Patty Sheehan learns from good, bad in career

June 20, 1991|By John W. Stewart | John W. Stewart,Sun Staff Correspondent

ROCKLAND,DEL. — ROCKLAND, Del. -- It has taken awhile, but Patty Sheehan has developed a philosophy that has seen her through good times and bad.

The good includes Player of the Year and scoring awards to go with 26 wins on the Ladies Professional Golf Association Tour.

The bad includes some disappointing tournament finishes, as well as having her San Francisco Bay area home destroyed by the 1989 earthquake.

"My philosophy is that everything happens for a purpose," Sheehan, the defending champion of the McDonald's Championship, said yesterday. "You are going to have ups and downs, but I try to remember only the good things. The down things make you come back stronger and better."

The McDonald's event, making its fifth successive appearance at the Du Pont Country Club this week, has provided Sheehan with memories from both sides.

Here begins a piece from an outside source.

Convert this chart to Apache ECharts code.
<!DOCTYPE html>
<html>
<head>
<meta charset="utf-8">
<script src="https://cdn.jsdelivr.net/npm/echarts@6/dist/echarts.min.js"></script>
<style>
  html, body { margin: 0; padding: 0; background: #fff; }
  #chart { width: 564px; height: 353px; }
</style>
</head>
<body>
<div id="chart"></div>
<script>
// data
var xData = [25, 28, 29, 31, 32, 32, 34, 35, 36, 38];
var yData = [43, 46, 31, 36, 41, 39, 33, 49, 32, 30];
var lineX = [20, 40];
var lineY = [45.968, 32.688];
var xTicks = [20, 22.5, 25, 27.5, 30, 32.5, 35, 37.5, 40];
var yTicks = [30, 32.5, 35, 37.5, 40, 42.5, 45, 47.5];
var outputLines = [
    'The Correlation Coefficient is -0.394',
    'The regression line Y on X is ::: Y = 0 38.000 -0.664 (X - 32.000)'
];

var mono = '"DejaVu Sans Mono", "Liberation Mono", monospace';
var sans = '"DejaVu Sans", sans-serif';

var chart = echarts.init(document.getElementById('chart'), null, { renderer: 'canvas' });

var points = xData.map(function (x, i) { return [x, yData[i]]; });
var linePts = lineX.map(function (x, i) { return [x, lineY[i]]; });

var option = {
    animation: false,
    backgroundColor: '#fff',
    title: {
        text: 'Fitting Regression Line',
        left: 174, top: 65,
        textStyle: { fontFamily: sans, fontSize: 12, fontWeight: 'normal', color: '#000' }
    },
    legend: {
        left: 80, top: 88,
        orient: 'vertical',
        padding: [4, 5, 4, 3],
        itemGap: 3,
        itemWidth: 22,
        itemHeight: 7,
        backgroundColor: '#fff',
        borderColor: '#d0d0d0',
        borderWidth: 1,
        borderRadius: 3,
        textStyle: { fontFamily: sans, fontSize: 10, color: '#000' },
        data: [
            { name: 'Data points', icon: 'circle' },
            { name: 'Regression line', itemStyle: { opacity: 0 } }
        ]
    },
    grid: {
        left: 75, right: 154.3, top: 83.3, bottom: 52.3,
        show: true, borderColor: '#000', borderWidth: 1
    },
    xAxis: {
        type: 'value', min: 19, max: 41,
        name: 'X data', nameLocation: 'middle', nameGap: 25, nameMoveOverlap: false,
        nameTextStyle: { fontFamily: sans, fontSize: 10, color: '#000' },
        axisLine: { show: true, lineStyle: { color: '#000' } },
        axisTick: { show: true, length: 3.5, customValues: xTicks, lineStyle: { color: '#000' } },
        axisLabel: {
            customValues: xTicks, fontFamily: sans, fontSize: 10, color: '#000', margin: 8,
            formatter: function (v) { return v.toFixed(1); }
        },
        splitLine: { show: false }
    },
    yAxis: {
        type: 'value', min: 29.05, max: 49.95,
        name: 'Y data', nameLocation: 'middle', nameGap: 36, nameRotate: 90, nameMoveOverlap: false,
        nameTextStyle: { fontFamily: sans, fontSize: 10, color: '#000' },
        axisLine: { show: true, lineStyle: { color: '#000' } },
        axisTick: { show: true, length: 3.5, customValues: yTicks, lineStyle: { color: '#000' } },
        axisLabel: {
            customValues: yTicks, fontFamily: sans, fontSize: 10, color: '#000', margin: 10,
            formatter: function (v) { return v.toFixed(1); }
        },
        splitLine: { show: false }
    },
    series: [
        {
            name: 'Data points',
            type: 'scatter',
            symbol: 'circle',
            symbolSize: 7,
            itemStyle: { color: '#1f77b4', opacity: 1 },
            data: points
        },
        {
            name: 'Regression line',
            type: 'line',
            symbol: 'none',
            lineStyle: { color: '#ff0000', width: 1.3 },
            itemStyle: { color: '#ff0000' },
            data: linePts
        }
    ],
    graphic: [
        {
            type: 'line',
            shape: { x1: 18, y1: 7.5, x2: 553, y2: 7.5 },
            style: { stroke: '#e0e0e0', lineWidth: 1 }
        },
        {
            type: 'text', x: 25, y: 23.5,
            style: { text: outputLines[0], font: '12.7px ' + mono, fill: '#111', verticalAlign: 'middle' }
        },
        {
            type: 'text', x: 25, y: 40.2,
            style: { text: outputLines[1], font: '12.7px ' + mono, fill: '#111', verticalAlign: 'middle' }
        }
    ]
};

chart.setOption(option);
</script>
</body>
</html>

"I had won this event when it was at White Manor [in Malvern, Pa.], but then it came over here and I missed the cut the first year," she said.

She chose not to dwell on her 1988 showing, when she led after each of the first two rounds, was in position to win on Sunday, then missed a chance at a playoff when she could not drop a three-foot putt on the final green.

"The thing I remember most about last year is that coming down the 16th fairway on Sunday, a guy yelled out from the gallery that Ayako [Okamoto] had double-bogeyed the 16th in front of me. That helped me to relax, although it didn't change the way I played the final holes. That sticks in my memory."

Okamoto had tied for the lead halfway through the final round, but Sheehan responded with two birdies and when Okamoto faded, Sheehan wound up with a four-stroke triumph.

Over the years, Sheehan, 34, and in her 12th tour season, has been among the annual leaders in rounds in the 60s, top 10 finishes and scoring average.

This year is no exception. She is first in top 10 finishes, scoring average and the Player of the Year standings. She is second to Pat Bradley on the money list, $266,886 to $301,643.

The McDonald's field, which begins play this morning, has this year's top 19 money-winners and 33 of the first 35.

Five players in the field are within range of meeting the LPGA's stringent Hall of Fame requirements (30 victories, including two different majors).

Amy Alcott, who needs one victory, was close, with a tie for second two weeks ago at the Atlantic City Classic, and heads the group that also has Sheehan, Pat Bradley (27 wins), Beth Daniel (26 wins) and Betsy King (24 wins).

All five also will be at the LPGA Championship at Bethesda CC next week.

NOTES: Baltimorean Tina Barrett, in a threesome with Ok-Hee Ku and Sandra Palmer, has tee times of noon today and 8:50 tomorrow morning. . . . The first time is 7:30 a.m., and the last, 1:40 p.m. . . . Sixteen players have won this year's 17 events (Jane Geddes has won twice), and all the winners are here but Chris Johnson (Ping/Welch's Championship in Tucson, Ariz.).